My personal favourites.

5 days in Italy was hardly enough, but I made the most of it. I managed to explore Vatican City, which is its own country and a separate entity from Italy, followed by the rest of Rome before packing my Kathmandu backpack and heading up north to Cinque Terre, stopping in at Florence and Pisa along the way. Here’s a list of places I was able to explore and why I’d recommend you follow suit.


Of course the capital, with all the iconic landmarks and history that make up the great nation of Italy. If I could recommend any local, culturally enriched neighbourhood it would be Trastevere. It’s like everything I imagined Italy to be; from young children playing soccer on cobble stone pathways in narrow backstreet alleys, to old couples hanging out of their windows in their multi-storey casas.
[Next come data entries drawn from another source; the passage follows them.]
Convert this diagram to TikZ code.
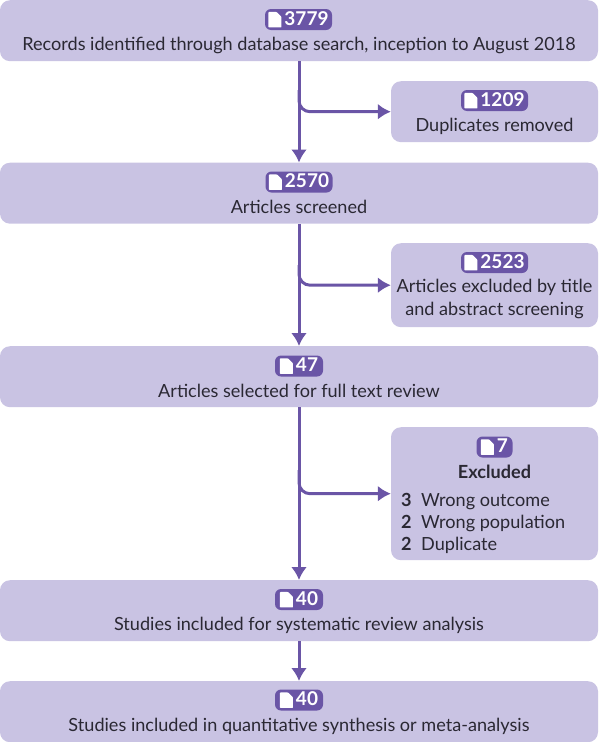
\documentclass[tikz,border=0pt]{standalone}
\usepackage{fontspec}
\setmainfont{Lato}
\usetikzlibrary{arrows.meta}
\definecolor{boxc}{HTML}{C9C3E3}
\definecolor{purp}{HTML}{6A55A6}
\definecolor{txt}{HTML}{2A2833}
\newcommand{\docicon}{\tikz[baseline=0pt,x=1pt,y=1pt]{\fill[white,rounded corners=0.6pt] (0,-2) -- (0,13.5) -- (8,13.5) -- (13,8.5) -- (13,-2) -- cycle;}}
\tikzset{
  x=1pt,y=-1pt,
  box/.style={fill=boxc,rounded corners=10pt,inner sep=0pt,minimum height=#1,anchor=north},
  wide/.style={box=61pt,minimum width=598pt},
  side/.style={box=#1,minimum width=207pt},
  lbl/.style={text=txt,font=\fontsize{18.1}{23}\selectfont,inner sep=0pt,align=center},
  badge/.style={fill=purp,rounded corners=6pt,text=white,font=\fontsize{19}{20}\selectfont\bfseries,inner sep=0pt,minimum height=21pt},
  conn/.style={draw=purp,line width=3pt,-{Latex[length=13pt,width=16pt,sharp]}},
  branch/.style={conn,rounded corners=11pt},
}
\newcommand{\bdg}[4]{\node[badge,minimum width=#4pt] (#1) at (#2) {\docicon\hspace{3pt}#3};}
\begin{document}
\begin{tikzpicture}
\useasboundingbox (0,0) rectangle (598,742);
% main boxes
\node[wide] (b1) at (299,0) {};
\node[wide] (b2) at (299,162.5) {};
\node[wide] (b3) at (299,346) {};
\node[wide] (b4) at (299,580) {};
\node[wide] (b5) at (299,681) {};
% side boxes
\node[side=61pt] (s1) at (494.5,81) {};
\node[side=84pt] (s2) at (494.5,243) {};
\node[side=133pt] (s3) at (494.5,427) {};
% connectors
\draw[conn] (b1.south) -- (b2.north);
\draw[conn] (b2.south) -- (b3.north);
\draw[conn] (b3.south) -- (b4.north);
\draw[conn] (b4.south) -- (b5.north);
\coordinate (j1) at (299,90);
\coordinate (j2) at (299,265);
\coordinate (j3) at (299,470);
\draw[branch] (j1) |- (s1.west);
\draw[branch] (j2) |- (s2.west);
\draw[branch] (j3) |- (s3.west);
% badges
\bdg{n1}{298.5,19.5}{3779}{67}
\bdg{n2}{299,182}{2570}{67}
\bdg{n3}{299,366}{47}{48}
\bdg{n4}{299,599.5}{40}{48}
\bdg{n5}{299,700}{40}{48}
\bdg{n6}{494.5,100.5}{1209}{67}
\bdg{n7}{494.5,262.5}{2523}{67}
\bdg{n8}{494.5,447}{7}{36}
% labels
\node[lbl] (t1) at (299,45) {Records identified through database search, inception to August 2018};
\node[lbl] (t2) at (299,207) {Articles screened};
\node[lbl] (t3) at (299,391) {Articles selected for full text review};
\node[lbl] (t4) at (299,625) {Studies included for systematic review analysis};
\node[lbl] (t5) at (299,726) {Studies included in quantitative synthesis or meta-analysis};
\node[lbl] (t6) at (494.5,126) {Duplicates removed};
\node[lbl] (t7) at (494.5,298.5) {Articles excluded by title\\and abstract screening};
\node[lbl,font=\fontsize{18.1}{23}\selectfont\bfseries] (t8) at (494.5,471.5) {Excluded};
\node[lbl,anchor=base west] (c1) at (401,506) {\textbf{3}};
\node[lbl,anchor=base west] (c2) at (401,528) {\textbf{2}};
\node[lbl,anchor=base west] (c3) at (401,550) {\textbf{2}};
\node[lbl,anchor=base west] (e1) at (421,506) {Wrong outcome};
\node[lbl,anchor=base west] (e2) at (421,528) {Wrong population};
\node[lbl,anchor=base west] (e3) at (421,550) {Duplicate};
\end{tikzpicture}
\end{document}
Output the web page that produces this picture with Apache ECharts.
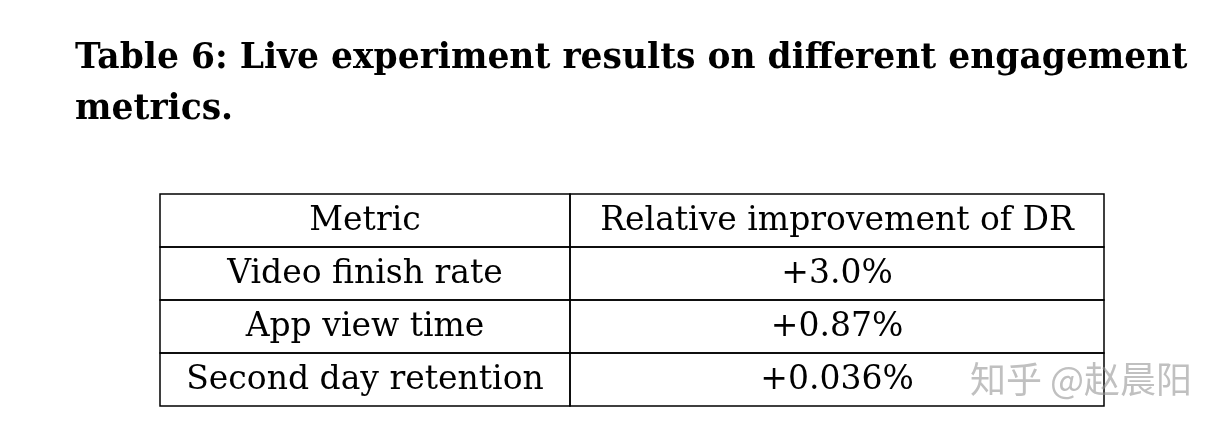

I found most places in Rome to be very touristy, but if you want to explore the culture and try some authentic Italian street foods, this is the place to go.

Of course a visit to Rome wouldn’t be the same without delving into its historical roots by exploring what remains of Ancient Rome. The Roman Forum, an ancient marketplace and court sits opposite the great Colosseum, surrounded by other temples dedicated to the polytheistic religions of the past in Central Rome. There’s no real words to describe the feeling when standing before the ancient ruins, with the oldst dating back to 753BC.

After all, this was the longest reigning empire of all time. Rome dominated the majority of the planet for 520 years ending in 476AD. All other super powers hardly come close to the Roman empire at her peak, and it was interesting to learn that the fall of Rome came from a number things internally, often similar to issues society experiences in this day and age. One thought that really stuck with me was how a nation so fortified in their faith of polytheism decided to suddenly relinquish such beliefs for only Christianity and Judaism. I mean, to people nowadays, ancient religions sound mythological, but what would humans another 2000 years from now, standing before our ruins, believe in? Will our modern beliefs seem like made-up myths to explain what we cannot, the same way we view polytheism? There’s truly something thought-provoking about seeing and feeling history up close, a feeling I would recommend everyone experience at least once in their lifetimes.

Firenze (Florence)

The city of love. I found romanticism in the streets of Florence. I was lucky enough to share a few nights with my partner here. We’re both travellers and neither of us have found a city more enticing and warm-welcoming than Florence. There’s a bridge here: Ponte Vecchio, which crosses the Arno river and has shops built on top. It’s the oldest bridge in Florence, and also the best place to watch a crimson sunset with a gelato in hand. There’s also the fourth largest church in the world further into Florence, The Cathedral of Santa Maria del Fiore, a huge Gothic-style church from the 12th Century, placed in the centre of shops and restaurants with an abundance of artists and street acts around. Whatever you decide to see or do in Florence will evoke all the good feels, I loved Florence so much I vowed to return here again some day.

Cinque Terre (Five Lands)

My first pebble-stone beach was here at Monterosso. This is a coastal area made up of five small, colourful townships ingeniously built in to the jagged cliff face of Liguria. Like I said in my previous blog, it’s like taking a time machine and leaving civilisation for a bit. There’s no real industrialisation and the locals here still dress in an old-fashioned way and live simply. I enjoyed being by the ocean in a coastal township. There’s something soothing about hearing the sound of waves crashing against the rocks while the wind howls. A perfect blend of nature and culture is found here in these cute little villages. It also made me appreciate how necessary it is to take a step back from the hustle and bustle every once in a while. Life moves fast at times, so it’s important we break away from our usual routines to recharge and reconnect with what it means to be alive, to enjoy the moment and have genuine interaction with others around you.

Lastly, stop in at a few through towns during your travels. Just be warned, if you drive like I did, motorists here on average drive at around 120-150kph in the fast lane of the motorway. If you like to adhere to the local speed limit (yes road rules still apply) then you can always travel alongside trucks and other law-abiding citizens in the slow lane. But wherever you go in Italy will surely leave you feeling intrigued and slightly bewildered, the top three places mentioned above were my own highlights, from where I drew most inspiration. Throughout my trip, I learnt that Romans contributed a lot to modern-day civilisation, from the Julian calendar proposed by Julius Caesar, to the saying “all roads lead to Rome,” which stems from the first road ever built. This country has a lot to offer for those in search of a deeper connection and a greater understanding of humanity as whole. I’ll surely be back again soon.